Pero de ordinario las tribus elegían por sí sus jeques, y el Califa se limitaba
a confirmar su elección, uso que en el siglo presente ha sido observado
también por el príncipe Wahabita.
La antigua nobleza había conservado su posición; pero
sobre ella se levantaba otra. Mahoma y sus dos inmediatos sucesores confiaron
los puestos más importantes, tales como el mando de los ejércitos y el
gobierno de las provincias a los antiguos musulmanes, a los Emigrados y a los
Defensores. Bien lo necesitaba, pues que eran casi los únicos musulmanes
sinceros, los únicos, a los que pudieran confiarse el gobierno temporal y
espiritual. ¿Qué confianza podía tenerse en jeques de tribus siempre poco
ortodoxos y a veces ateos; como aquel Oyena jeque
de los Fazara, que decia:
«Si Dios existiera yo le juraría por su nombre que nunca he creído en él?» La
preferencia concedida a los Emigrados y Defensores, era pues, natural y
legitima, pero no menos ofensiva para el orgullo de los jeques de tribu, que se
veían postergados a ciudadanos, a agricultores, a hombres salidos de la nada.

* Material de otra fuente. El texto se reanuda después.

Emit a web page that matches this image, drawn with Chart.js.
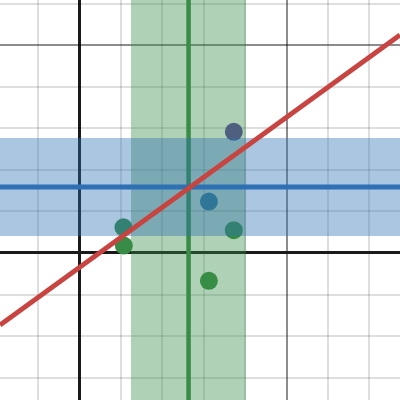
<!DOCTYPE html>
<html>
<head>
<meta charset="utf-8">
<script src="https://cdn.jsdelivr.net/npm/chart.js@4/dist/chart.umd.min.js"></script>
<style>
  html, body { margin: 0; padding: 0; background: #fff; }
  #myChart { display: block; }
</style>
</head>
<body>
<canvas id="myChart" width="400" height="400"></canvas>
<script>
// vista (unidades de la cuadricula menor)
const xMin = -1.904, xMax = 7.735;
const yMin = -3.542, yMax = 6.096;
const xTicks = [-1, 0, 1, 2, 3, 4, 5, 6, 7];
const yTicks = [-3, -2, -1, 0, 1, 2, 3, 4, 5, 6];

// puntos
const purpleX = [3.73];
const purpleY = [2.92];
const blueX = [3.13];
const blueY = [1.24];
const greenX = [3.73, 1.07, 1.08, 3.13];
const greenY = [0.55, 0.62, 0.18, -0.67];

// medias y bandas
const meanX = 2.64;
const bandX = [1.253, 4.024];
const meanY = 1.59;
const bandY = [0.41, 2.77];

// recta de regresion (extremos)
const lineX = [-1.904, 7.735];
const lineY = [-1.735, 5.253];

const GREEN = '#388c46', BLUE = '#2d70b3', RED = '#c74440', PURPLE = '#6042a6';

const toXY = (xs, ys) => xs.map((x, i) => ({ x, y: ys[i] }));

function gridColor(ctx) {
    const v = ctx.tick.value;
    if (v === 0) return '#1a1a1a';
    if (v % 5 === 0) return 'rgba(0,0,0,0.45)';
    return 'rgba(0,0,0,0.13)';
}
function gridWidth(ctx) {
    return ctx.tick.value === 0 ? 3 : 2;
}

const lineStyle = (color, width, order) => ({
    showLine: true, borderColor: color, borderWidth: width,
    pointRadius: 0, fill: false, order
});

new Chart(document.getElementById('myChart'), {
    type: 'scatter',
    data: {
        datasets: [
            // recta roja
            Object.assign({ data: toXY(lineX, lineY) }, lineStyle(RED, 5, 0)),
            // media y
            Object.assign({ data: [{ x: xMin, y: meanY }, { x: xMax, y: meanY }] }, lineStyle(BLUE, 5, 1)),
            // banda y
            {
                data: [{ x: xMin, y: bandY[1] }, { x: xMax, y: bandY[1] }],
                showLine: true, borderWidth: 0, pointRadius: 0,
                fill: { value: bandY[0] }, backgroundColor: 'rgba(45,112,179,0.4)', order: 2
            },
            // media x
            Object.assign({ data: [{ x: meanX, y: yMin }, { x: meanX, y: yMax }] }, lineStyle(GREEN, 4.5, 3)),
            // banda x
            {
                data: [{ x: bandX[0], y: yMax }, { x: bandX[1], y: yMax }],
                showLine: true, borderWidth: 0, pointRadius: 0,
                fill: 'start', backgroundColor: 'rgba(56,140,70,0.4)', order: 4
            },
            // puntos
            { data: toXY(greenX, greenY), pointRadius: 9, borderWidth: 0, backgroundColor: GREEN, order: 5 },
            { data: toXY(blueX, blueY), pointRadius: 9, borderWidth: 0, backgroundColor: BLUE, order: 6 },
            { data: toXY(purpleX, purpleY), pointRadius: 9, borderWidth: 0, backgroundColor: PURPLE, order: 7 }
        ]
    },
    options: {
        responsive: false,
        animation: false,
        devicePixelRatio: 1,
        layout: { padding: 0, autoPadding: false },
        plugins: { legend: { display: false }, tooltip: { enabled: false } },
        scales: {
            x: {
                type: 'linear', min: xMin, max: xMax,
                afterBuildTicks: s => { s.ticks = xTicks.map(v => ({ value: v })); },
                ticks: { display: false },
                border: { display: false },
                grid: { color: gridColor, lineWidth: gridWidth, drawTicks: false }
            },
            y: {
                type: 'linear', min: yMin, max: yMax,
                afterBuildTicks: s => { s.ticks = yTicks.map(v => ({ value: v })); },
                ticks: { display: false },
                border: { display: false },
                grid: { color: gridColor, lineWidth: gridWidth, drawTicks: false }
            }
        }
    }
});
</script>
</body>
</html>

Sus contributos que identificaban siempre su honor
con el de sus jeques, se indignaban igualmente esperando con Impaciencia una
ocasión favorable para apoyar con las armas las pretensiones de aquellos y
acabar con esos devotos que habían degollado a sus parientes.
Iguales sentimientos de envidia y de odio implacable
animaban a la aristocracia de la Meca, de que eran jefes los Omeyas. Arrogante
y orgullosa veía con mal disimulado despecho que los antiguos musulmanas
formaban exclusivamente el Consejo del Califa. Cierto que Abu-Bakr quiso hacerla tomar parte en las deliberaciones,
pero Omar se opuso enérgicamente a este designio, y su opinión prevaleció.
Veremos ahora cómo esta aristocracia trató primero de apoderarse del mando,
sin recurrir a la fuerza, pero bien puede predecirse que si su tentativa se
frustrara, habrá de encontrar fácilmente aliados contra Emigrados y Medineses,
entre los jeques de las tribus beduinas.